At Sourcegraph, we make the distinction between two types of personas: The individual developer (referred to as “dev” below) and the buyer. Here are Sourcegraph’s core personas along with a few example titles for each persona. It is worth noting that these are not the only personas or title of roles that use Sourcegraph or get value from the platform. Here is Sourcegraph’s Go-to-Market (GTM) approach to these different personas:
Sourcegraph caters to any developer with Big Code pains: At a big company / enterprise, most devs experience Big Code pains; at a smaller company, only some developers experience Big Code pains. This persona self-selects and the pain criteria is hard to gauge, so we cannot rely on a-priori criteria of company size alone. Example roles: Sr Software Engineer, Senior Developer, Frontend Developer, Backend Developer, Full stack Developer, Software Engineer. Additional directional info in this slide.
- Head of Engineering: Crucial part of the relationship Sourcegraph has with the Engineering org. Usually, the engagemenet takes place via EBC, intros, and other executive-level interactions. Example roles: SVP Eng; VP Eng. Additional directional info in this slide.
The following 2 buyers will probably be less relevant as buyers per se when selling Cody:
Security Engineering Leader: Usually experiences the most acute pain, but also operates in a more crowded space and more compartmentalized vs. the rest of Eng (so they are more likely to only look at a narrow value prop).
Platform/Infrastructure Leader: Probably experiences the pain slightly less acutely, but still very seriously. Not all companies have a clear platform/infra leader, but that is changing; This function is much better integrated with the rest of Engineering, so more likely to see resonance by broader value prop. Example roles: Dir of Platform Eng; Sr Manager of Infrastructure Eng; Developer Platform. Also connects to Admin Personas.

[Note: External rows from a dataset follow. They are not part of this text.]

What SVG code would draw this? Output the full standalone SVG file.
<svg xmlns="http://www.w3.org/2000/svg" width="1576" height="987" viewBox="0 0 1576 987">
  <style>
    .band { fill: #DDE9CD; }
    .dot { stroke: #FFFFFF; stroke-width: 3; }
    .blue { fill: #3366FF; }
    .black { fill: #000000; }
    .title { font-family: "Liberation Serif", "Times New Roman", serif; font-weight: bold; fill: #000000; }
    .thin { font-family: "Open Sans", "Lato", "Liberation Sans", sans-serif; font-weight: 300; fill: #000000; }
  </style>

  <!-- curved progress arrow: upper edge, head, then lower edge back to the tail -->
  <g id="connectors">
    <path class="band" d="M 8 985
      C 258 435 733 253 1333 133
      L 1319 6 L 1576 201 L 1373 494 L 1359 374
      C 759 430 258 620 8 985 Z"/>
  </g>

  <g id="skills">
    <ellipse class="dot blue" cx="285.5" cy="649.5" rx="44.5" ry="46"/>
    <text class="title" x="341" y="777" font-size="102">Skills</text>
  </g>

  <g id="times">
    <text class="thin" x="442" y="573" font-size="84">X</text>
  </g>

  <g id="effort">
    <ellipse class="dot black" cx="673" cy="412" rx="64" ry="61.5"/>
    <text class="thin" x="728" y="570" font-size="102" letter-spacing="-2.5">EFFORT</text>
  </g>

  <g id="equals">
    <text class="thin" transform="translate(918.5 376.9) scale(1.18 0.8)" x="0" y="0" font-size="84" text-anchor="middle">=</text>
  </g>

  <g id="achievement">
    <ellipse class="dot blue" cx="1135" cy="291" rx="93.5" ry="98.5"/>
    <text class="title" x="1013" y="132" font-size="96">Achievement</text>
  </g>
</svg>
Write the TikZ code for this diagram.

The two types of personas, devs and buyers, have different customer journeys on their path of awareness and experience of Sourcegraph. The two journeys are depicted here. Different team members across Product, Marketing, and other departments are aligned to each persona and each stage of the journey to make it the best experience for the personas.
A persona is a set of people who share common problems and other traits. Instead of writing a blog post for a single specific person, or building a feature for a single specific person, we target broad sets of people (“personas”). For general information about personas, see ”Personas for Product Management”. The different personas have different customer journeys.
It is crucial that as a customer-centric growing company, we always keep our target audiences in mind, across all activities in the company. No matter the role, each of us are designing for, building for, huddling around, and interacting with our personas and as such, we must all be aligned in our understanding of the key characteristics, pain points, and motivations of the people we are trying our best to delight.